Task directions
Below are some records. Say how many of their lines include the string "that", giving only the number.

Input rows
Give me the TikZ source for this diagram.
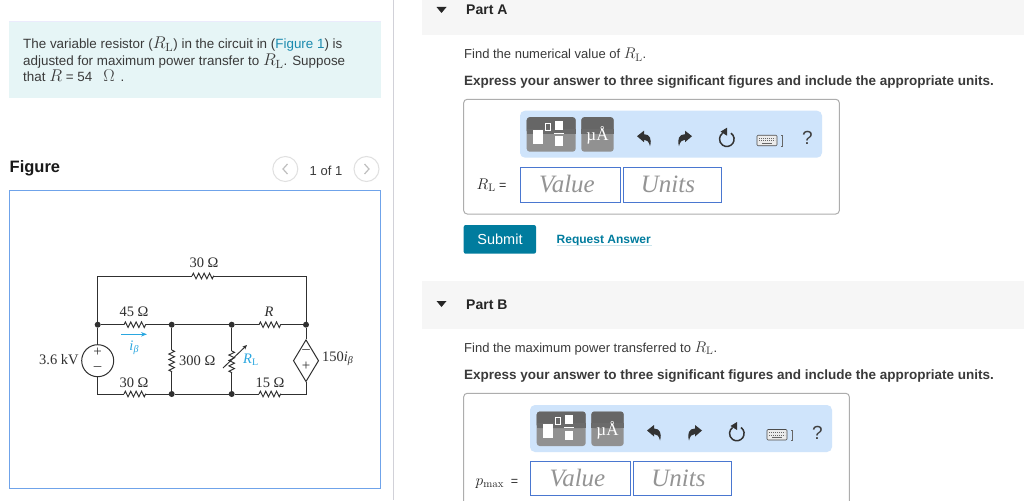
\RequirePackage{fix-cm}
\documentclass[tikz,border=0pt]{standalone}
\usepackage[no-math]{fontspec}
\setmainfont{Liberation Sans}
\newfontfamily\cirfont{Liberation Serif}
\usetikzlibrary{shapes.geometric,decorations.pathmorphing,arrows.meta}
\definecolor{txt}{HTML}{3A3A3A}
\definecolor{panelblue}{HTML}{CFE4FB}
\definecolor{tealbg}{HTML}{E6F5F6}
\definecolor{linkc}{HTML}{1B8AAE}
\definecolor{subm}{HTML}{007C9E}
\definecolor{inbox}{HTML}{4A77D0}
\definecolor{figborder}{HTML}{6FA3EA}
\definecolor{band}{HTML}{F6F6F6}
\definecolor{cirblue}{HTML}{2AA7E0}
\definecolor{cirk}{HTML}{303030}
\newcommand{\fs}[1]{\fontsize{#1}{#1}\selectfont}
\newcommand{\mRL}{{\fs{15.5}$R_{\mathrm{L}}$}}
\newcommand{\mRLb}{{\fs{17}$R_{\mathrm{L}}$}}
\tikzset{
  bodytxt/.style={anchor=base west,inner sep=0,text=txt,font=\fs{13}},
  lefttxt/.style={anchor=base west,inner sep=0,text=txt,font=\fs{13.4}},
  boldtxt/.style={anchor=base west,inner sep=0,text=black!85,font=\fs{14}\bfseries},
  exptxt/.style={anchor=base west,inner sep=0,text=txt,font=\fs{13.5}\bfseries},
  wire/.style={draw=cirk,line width=0.95pt},
  res/.style={draw=cirk,line width=0.95pt,decorate,decoration={zigzag,amplitude=2.8pt,segment length=5.4pt}},
  jn/.style={circle,fill=cirk,inner sep=0,minimum size=6pt},
  cirlab/.style={inner sep=0,text=cirk,font=\cirfont\fs{14.5}},
  sign/.style={inner sep=0,text=cirk,font=\cirfont\fs{15}},
  btndark/.style={fill=black!60},
  btnlight/.style={fill=black!43},
  inputbox/.style={draw=inbox,line width=1pt,fill=white},
  hint/.style={inner sep=0,text=black!42,font=\cirfont\itshape\fs{25}},
  toolbar/.pic={
    \fill[panelblue,rounded corners=5pt] (0,0) rectangle (302,47);
    \fill[btnlight,rounded corners=3pt] (6.7,6.5) rectangle (55.7,41);
    \fill[btndark,rounded corners=3pt] (6.7,6.5) rectangle (55.7,23);
    \fill[black!58] (6.7,18) rectangle (55.7,23);
    \fill[btnlight,rounded corners=3pt] (61.3,6.5) rectangle (93.7,41);
    \fill[btndark,rounded corners=3pt] (61.3,6.5) rectangle (93.7,23);
    \fill[black!58] (61.3,18) rectangle (93.7,23);
    \fill[white] (13.3,19.3) rectangle (23.3,33.3);
    \draw[white,line width=0.6pt] (25.3,12.3) rectangle (30.7,19.5);
    \fill[white] (35,10) rectangle (43,19.3);
    \fill[white] (34,22) rectangle (44,23);
    \fill[white] (35,25.5) rectangle (43,35);
    \node[inner sep=0,text=white,font=\cirfont\fs{17}] (mu) at (77.5,25) {µÅ};
    \begin{scope}[yshift=-4.5pt]
    \fill[black!80] (117,21) -- (124,15.5) -- (124,19) .. controls (130,19) and (132,24) .. (130,31) .. controls (129,26.5) and (127,24.5) .. (124,24.5) -- (124,27) -- cycle;
    \end{scope}
    \begin{scope}[xshift=289pt,yshift=-4.5pt,xscale=-1]
    \fill[black!80] (117,21) -- (124,15.5) -- (124,19) .. controls (130,19) and (132,24) .. (130,31) .. controls (129,26.5) and (127,24.5) .. (124,24.5) -- (124,27) -- cycle;
    \end{scope}
    \draw[black!80,line width=1.5pt] (211,22.5) arc (-55:235:7.3);
    \fill[black!80] (200.5,21) -- (207,17) -- (207,25) -- cycle;
    \draw[black!70,fill=black!8,rounded corners=1pt,line width=0.6pt] (237,24.5) rectangle (257,35);
    \draw[black!60,line width=1pt,dash pattern=on 1.2pt off 0.8pt] (239,27.5) -- (255,27.5) (239,30) -- (255,30);
    \draw[black!60,line width=0.9pt] (242,32.7) -- (252,32.7);
    \draw[black!60,line width=0.7pt] (261,25) -- (262.5,25) -- (262.5,35.5) -- (261,35.5);
    \node[inner sep=0,text=black!75,font=\fs{19}] (qm) at (287.5,27.5) {?};
  }
}
\begin{document}
\begin{tikzpicture}[x=1pt,y=-1pt]
\useasboundingbox (0,0) rectangle (1024,500);
\fill[white] (0,0) rectangle (1024,500);
% left panel
\draw[blue!15!black!18,line width=1pt] (393.8,0) -- (393.8,500);
\fill[tealbg] (9,21.7) rectangle (380.7,98.3);
\draw[black!15!blue!8!white,line width=0.7pt] (9,21.7) -- (380.7,21.7);
\node[lefttxt] (t1) at (23,48.8) {The variable resistor (\mRLb) in the circuit in ({\color{linkc}Figure 1}) is};
\node[lefttxt] (t2) at (23,65.5) {adjusted for maximum power transfer to \mRLb. Suppose};
\node[lefttxt] (t3) at (23,81.7) {that {\fs{17}$R$} = 54 \ \ {\fs{17}$\Omega$} \,.};
\node[anchor=base west,inner sep=0,text=black!90,font=\fs{16.5}\bfseries] (fig) at (9.5,172) {Figure};
\draw[black!12,line width=1pt,fill=white] (285.3,169) circle (12.5);
\draw[black!12,line width=1pt,fill=white] (366.5,169) circle (12.5);
\draw[black!25,line width=1.2pt] (287.5,164) -- (283,169) -- (287.5,174);
\draw[black!25,line width=1.2pt] (364.5,164) -- (369,169) -- (364.5,174);
\node[inner sep=0,text=txt,font=\fs{13}] (pg) at (326,171.3) {1 of 1};
\draw[draw=figborder,line width=1pt] (9,190.3) rectangle (380.7,488);
% circuit
\coordinate (tl) at (97.7,276); \coordinate (tr) at (306,276);
\coordinate (r1a) at (192,276); \coordinate (r1b) at (214,276);
\coordinate (r2a) at (124,324.7); \coordinate (r2b) at (146,324.7);
\coordinate (r3a) at (259,324.7); \coordinate (r3b) at (281,324.7);
\coordinate (r4a) at (124,394); \coordinate (r4b) at (146,394);
\coordinate (r5a) at (259,394); \coordinate (r5b) at (281,394);
\coordinate (r6a) at (171.7,350); \coordinate (r6b) at (171.7,372);
\coordinate (r7a) at (231.7,351); \coordinate (r7b) at (231.7,373);
\coordinate (bl) at (97.7,394); \coordinate (br) at (306,394);
\coordinate (va) at (223,368); \coordinate (vb) at (247,345);
\coordinate (ia) at (121,334.3); \coordinate (ib) at (147,334.3);
\node[jn] (n1) at (97.7,324.7) {};
\node[jn] (n2) at (171.7,324.7) {};
\node[jn] (n3) at (231.7,324.7) {};
\node[jn] (n4) at (306,324.7) {};
\node[jn] (n5) at (171.7,394) {};
\node[jn] (n6) at (231.7,394) {};
\node[circle,draw=cirk,line width=1pt,inner sep=0,minimum size=32pt] (vs) at (97.7,360.7) {};
\node[diamond,draw=cirk,line width=1pt,inner sep=0,minimum width=25.4pt,minimum height=42pt] (ds) at (306,360.7) {};
\draw[wire] (n1) -- (tl) -- (r1a) (r1b) -- (tr) -- (n4);
\draw[wire] (n1) -- (r2a) (r2b) -- (n2) -- (n3) -- (r3a) (r3b) -- (n4);
\draw[wire] (n1) -- (vs.north) (vs.south) -- (bl) -- (r4a) (r4b) -- (n5) -- (n6) -- (r5a) (r5b) -- (br) -- (ds.south) (ds.north) -- (n4);
\draw[wire] (n2) -- (r6a) (r6b) -- (n5) (n3) -- (r7a) (r7b) -- (n6);
\draw[res] (r1a) -- (r1b); \draw[res] (r2a) -- (r2b); \draw[res] (r3a) -- (r3b);
\draw[res] (r4a) -- (r4b); \draw[res] (r5a) -- (r5b); \draw[res] (r6a) -- (r6b); \draw[res] (r7a) -- (r7b);
\draw[wire,-{Stealth[length=4.5pt,width=4pt]}] (va) -- (vb);
\draw[draw=cirblue,line width=1pt,-{Stealth[length=6pt,width=4.5pt]}] (ia) -- (ib);
\node[cirlab] (l1) at (204,263) {30 Ω};
\node[cirlab] (l2) at (134,311.5) {45 Ω};
\node[cirlab] (l3) at (269,311.5) {\itshape R};
\node[cirlab] (l4) at (134,383) {30 Ω};
\node[cirlab] (l5) at (270,383) {15 Ω};
\node[cirlab,anchor=west] (l6) at (179,360.5) {300 Ω};
\node[cirlab,anchor=west,text=cirblue] (l7) at (243,359.5) {{\itshape R}\raisebox{-2pt}{\fs{10}L}};
\node[cirlab,anchor=west] (l8) at (39,360) {3.6 kV};
\node[cirlab,anchor=west] (l9) at (322,358.5) {150{\itshape i}\raisebox{-2pt}{\fs{10}\itshape β}};
\node[cirlab,text=cirblue] (l10) at (134,348) {{\itshape i}\raisebox{-2pt}{\fs{10}\itshape β}};
\node[sign] (s1) at (97.7,352.7) {+};
\node[sign] (s2) at (97.7,368.5) {–};
\node[sign] (s3) at (306,351.5) {–};
\node[sign] (s4) at (306,366.7) {+};
% bands
\fill[band] (422,0) rectangle (1024,35);
\fill[band] (422,281) rectangle (1024,329);
\fill[black!85] (436.5,7) -- (446.5,7) -- (441.5,13) -- cycle;
\fill[black!85] (436.5,301) -- (446.5,301) -- (441.5,307) -- cycle;
\node[boldtxt] (pa) at (466,15) {Part A};
\node[boldtxt] (pb) at (466,309) {Part B};
% part A
\node[bodytxt] (a1) at (464,59) {Find the numerical value of \mRL.};
\node[exptxt] (a2) at (464,85.5) {Express your answer to three significant figures and include the appropriate units.};
\draw[black!32,line width=1pt,fill=white,rounded corners=3.5pt] (463.7,99.3) rectangle (839.3,214);
\pic at (520,110.7) {toolbar};
\node[anchor=base west,inner sep=0,text=black!85,font=\fs{12.5}] (la) at (476.5,189.5) {\mRL\ =};
\draw[inputbox] (520.3,167.7) rectangle (620.3,202);
\draw[inputbox] (623,167.7) rectangle (721.7,202);
\node[hint] (va1) at (567,184.5) {Value};
\node[hint] (un1) at (668,184.5) {Units};
\fill[subm,rounded corners=2pt] (463.7,225) rectangle (536,253.7);
\node[inner sep=0,text=white,font=\fs{14.5}] (sb) at (500,239.3) {Submit};
\node[anchor=base west,inner sep=0,text=subm,font=\fs{12}\bfseries] (ra) at (556.5,243) {Request Answer};
\draw[subm!20!white,line width=0.8pt] (556.5,245.3) -- (651.5,245.3);
% part B
\node[bodytxt] (b1) at (464,352.5) {Find the maximum power transferred to \mRL.};
\node[exptxt] (b2) at (464,379.5) {Express your answer to three significant figures and include the appropriate units.};
\draw[black!32,line width=1pt,rounded corners=3.5pt] (463.7,501) -- (463.7,393.3) -- (849.3,393.3) -- (849.3,501);
\pic at (530,405) {toolbar};
\node[anchor=base west,inner sep=0,text=black!85,font=\fs{12.5}] (lb) at (475.5,485) {{\fs{15.5}$p_{\mathrm{max}}$}\ \ =};
\draw[inputbox] (530.7,461.7) rectangle (630.7,495.7);
\draw[inputbox] (633,461.7) rectangle (731.7,495.7);
\node[hint] (va2) at (577.5,478.5) {Value};
\node[hint] (un2) at (678.5,478.5) {Units};
\end{tikzpicture}
\end{document}
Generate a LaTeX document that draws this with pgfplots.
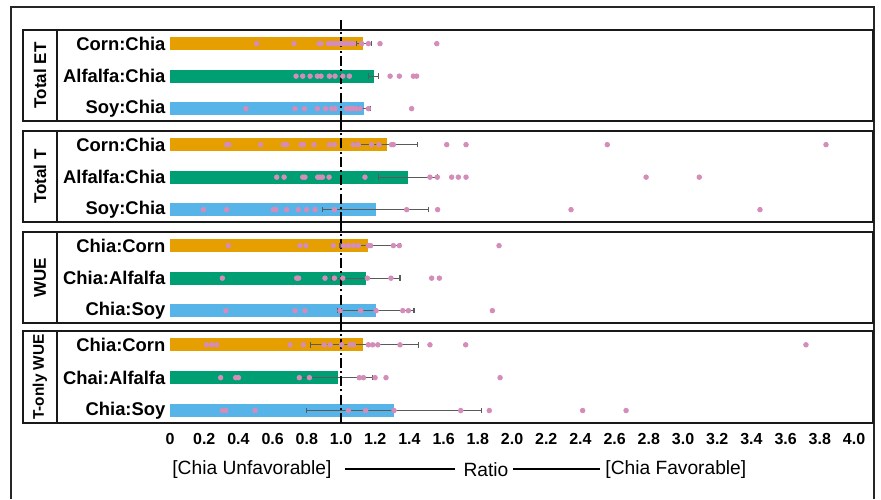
\documentclass[border=0pt]{standalone}
\usepackage{pgfplots}
\pgfplotsset{compat=1.18}
\usepackage{fontspec}
\setmainfont{Liberation Sans}
\definecolor{cOr}{HTML}{E69F00}
\definecolor{cGr}{HTML}{009E73}
\definecolor{cBl}{HTML}{56B4E9}
\definecolor{cPk}{HTML}{D48CB9}
\definecolor{cEr}{HTML}{5A5A5A}
\pgfplotsset{
  panel/.style={
    scale only axis, width=408pt, height=45.5pt,
    anchor=north west,
    xmin=-0.661, xmax=4.111, ymin=-0.38, ymax=2.42,
    ytick=\empty, xtick=\empty,
    axis line style={line width=0.9pt, draw=black!90},
    clip=false,
  },
  barp/.style={xbar, bar width=6.4pt, draw=none, fill=#1, forget plot},
  errp/.style={cEr, line width=0.55pt, mark=|, mark size=1.4pt, mark options={cEr, line width=0.55pt}, forget plot},
  dotp/.style={only marks, color=cPk, mark=*, mark size=1.15pt, mark options={draw=cPk, fill=cPk}, forget plot},
}
\newcommand{\catlab}[2]{\node[anchor=east, inner sep=0pt, font=\fontsize{9.2}{10}\selectfont\bfseries] at (axis cs:-0.025,#1) {#2};}
\newcommand{\refline}{\draw[black, line width=1pt, dash pattern=on 5pt off 1.6pt on 1pt off 1.6pt] (axis cs:1,-0.38) -- (axis cs:1,2.72);}
\begin{document}
\begin{tikzpicture}
\useasboundingbox (0,0) rectangle (440.5pt,-249.5pt);
% outer frame
\draw[line width=1pt, black!85] (5.5pt,-249.5pt) -- (5.5pt,-3.5pt) -- (437pt,-3.5pt) -- (437pt,-249.5pt);
% panel label boxes
\foreach \t/\h/\fs/\lab in {-15/45.5/8.5/Total ET, -65.5/45.5/8.5/Total T, -116/45.5/8.5/WUE, -165.5/46/7.7/T-only WUE}{
  \draw[line width=0.9pt, black!90] (11.5pt,\t pt) rectangle (28.5pt,\t pt-\h pt);
  \node[rotate=90, font=\fontsize{\fs}{10}\selectfont\bfseries, inner sep=0pt] at (20pt,\t pt-0.5*\h pt) {\lab};
}

% ---------------- Panel 1: Total ET
\begin{axis}[panel, at={(28.5pt,-15pt)}]
\addplot[barp=cOr] coordinates {(1.13,2)};
\addplot[barp=cGr] coordinates {(1.193,1)};
\addplot[barp=cBl] coordinates {(1.137,0)};
\addplot[errp] coordinates {(1.09,2) (1.18,2)};
\addplot[errp] coordinates {(1.16,1) (1.22,1)};
\addplot[errp] coordinates {(1.10,0) (1.17,0)};
\addplot[dotp] coordinates {(0.507,2)(0.725,2)(0.871,2)(0.883,2)(0.926,2)(0.94,2)(0.955,2)(0.97,2)(0.984,2)(1.0,2)(1.014,2)(1.03,2)(1.043,2)(1.06,2)(1.072,2)(1.121,2)(1.16,2)(1.228,2)(1.56,2)};
\addplot[dotp] coordinates {(0.737,1)(0.776,1)(0.819,1)(0.862,1)(0.883,1)(0.932,1)(0.965,1)(1.01,1)(1.049,1)(1.287,1)(1.341,1)(1.423,1)(1.442,1)};
\addplot[dotp] coordinates {(0.444,0)(0.731,0)(0.786,0)(0.862,0)(0.909,0)(0.945,0)(0.965,0)(1.033,0)(1.05,0)(1.062,0)(1.077,0)(1.092,0)(1.111,0)(1.16,0)(1.413,0)};
\refline
\catlab{2}{Corn:Chia}
\catlab{1}{Alfalfa:Chia}
\catlab{0}{Soy:Chia}
\end{axis}

% ---------------- Panel 2: Total T
\begin{axis}[panel, at={(28.5pt,-65.5pt)}]
\addplot[barp=cOr] coordinates {(1.267,2)};
\addplot[barp=cGr] coordinates {(1.39,1)};
\addplot[barp=cBl] coordinates {(1.205,0)};
\addplot[errp] coordinates {(1.08,2) (1.446,2)};
\addplot[errp] coordinates {(1.218,1) (1.565,1)};
\addplot[errp] coordinates {(0.893,0) (1.51,0)};
\addplot[dotp] coordinates {(0.331,2)(0.345,2)(0.53,2)(0.663,2)(0.682,2)(0.766,2)(0.78,2)(0.842,2)(0.932,2)(0.961,2)(1.072,2)(1.101,2)(1.179,2)(1.222,2)(1.296,2)(1.306,2)(1.618,2)(1.731,2)(2.557,2)(3.836,2)};
\addplot[dotp] coordinates {(0.624,1)(0.667,1)(0.776,1)(0.789,1)(0.864,1)(0.877,1)(0.891,1)(0.93,1)(1.14,1)(1.52,1)(1.563,1)(1.647,1)(1.686,1)(1.731,1)(2.784,1)(3.095,1)};
\addplot[dotp] coordinates {(0.195,0)(0.331,0)(0.604,0)(0.62,0)(0.682,0)(0.75,0)(0.799,0)(0.848,0)(0.961,0)(1.384,0)(1.565,0)(2.345,0)(3.45,0)};
\refline
\catlab{2}{Corn:Chia}
\catlab{1}{Alfalfa:Chia}
\catlab{0}{Soy:Chia}
\end{axis}

% ---------------- Panel 3: WUE
\begin{axis}[panel, at={(28.5pt,-116pt)}]
\addplot[barp=cOr] coordinates {(1.156,2)};
\addplot[barp=cGr] coordinates {(1.146,1)};
\addplot[barp=cBl] coordinates {(1.205,0)};
\addplot[errp] coordinates {(0.994,2) (1.345,2)};
\addplot[errp] coordinates {(0.945,1) (1.345,1)};
\addplot[errp] coordinates {(0.978,0) (1.427,0)};
\addplot[dotp] coordinates {(0.341,2)(0.76,2)(0.795,2)(0.955,2)(1.014,2)(1.043,2)(1.072,2)(1.101,2)(1.16,2)(1.173,2)(1.306,2)(1.341,2)(1.924,2)};
\addplot[dotp] coordinates {(0.306,1)(0.741,1)(0.752,1)(0.906,1)(0.961,1)(1.01,1)(1.154,1)(1.292,1)(1.53,1)(1.575,1)};
\addplot[dotp] coordinates {(0.327,0)(0.731,0)(0.789,0)(0.994,0)(1.115,0)(1.205,0)(1.361,0)(1.394,0)(1.885,0)};
\refline
\catlab{2}{Chia:Corn}
\catlab{1}{Chia:Alfalfa}
\catlab{0}{Chia:Soy}
\end{axis}

% ---------------- Panel 4: T-only WUE
\begin{axis}[panel, at={(28.5pt,-165.5pt)}, height=46pt,
  xtick={0,0.2,0.4,0.6,0.8,1.0,1.2,1.4,1.6,1.8,2.0,2.2,2.4,2.6,2.8,3.0,3.2,3.4,3.6,3.8,4.0},
  xticklabels={0,0.2,0.4,0.6,0.8,1.0,1.2,1.4,1.6,1.8,2.0,2.2,2.4,2.6,2.8,3.0,3.2,3.4,3.6,3.8,4.0},
  major tick length=0pt,
  xticklabel style={font=\fontsize{8}{9}\selectfont\bfseries, text height=5.8pt, text depth=0pt, yshift=-1.4pt},
]
\addplot[barp=cOr] coordinates {(1.131,2)};
\addplot[barp=cGr] coordinates {(0.98,1)};
\addplot[barp=cBl] coordinates {(1.31,0)};
\addplot[errp] coordinates {(0.819,2) (1.452,2)};
\addplot[errp] coordinates {(0.756,1) (1.185,1)};
\addplot[errp] coordinates {(0.799,0) (1.823,0)};
\addplot[dotp] coordinates {(0.214,2)(0.244,2)(0.273,2)(0.702,2)(0.78,2)(0.901,2)(0.936,2)(1.004,2)(1.053,2)(1.072,2)(1.16,2)(1.185,2)(1.215,2)(1.345,2)(1.52,2)(1.729,2)(3.719,2)};
\addplot[dotp] coordinates {(0.296,1)(0.384,1)(0.4,1)(0.756,1)(0.815,1)(1.107,1)(1.131,1)(1.199,1)(1.263,1)(1.93,1)};
\addplot[dotp] coordinates {(0.306,0)(0.326,0)(0.497,0)(1.043,0)(1.144,0)(1.31,0)(1.7,0)(1.867,0)(2.413,0)(2.667,0)};
\refline
\catlab{2}{Chia:Corn}
\catlab{1}{Chai:Alfalfa}
\catlab{0}{Chia:Soy}
\end{axis}

% bottom caption
\node[anchor=west, inner sep=0pt, font=\fontsize{9.6}{10}\selectfont] at (86pt,-235pt) {[Chia Unfavorable]};
\draw[line width=1pt] (172.5pt,-234.5pt) -- (227.5pt,-234.5pt);
\node[inner sep=0pt, font=\fontsize{9.6}{10}\selectfont] at (243pt,-235pt) {Ratio};
\draw[line width=1pt] (256.5pt,-234.5pt) -- (300pt,-234.5pt);
\node[anchor=west, inner sep=0pt, font=\fontsize{9.6}{10}\selectfont] at (302.5pt,-235pt) {[Chia Favorable]};
\end{tikzpicture}
\end{document}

In response
2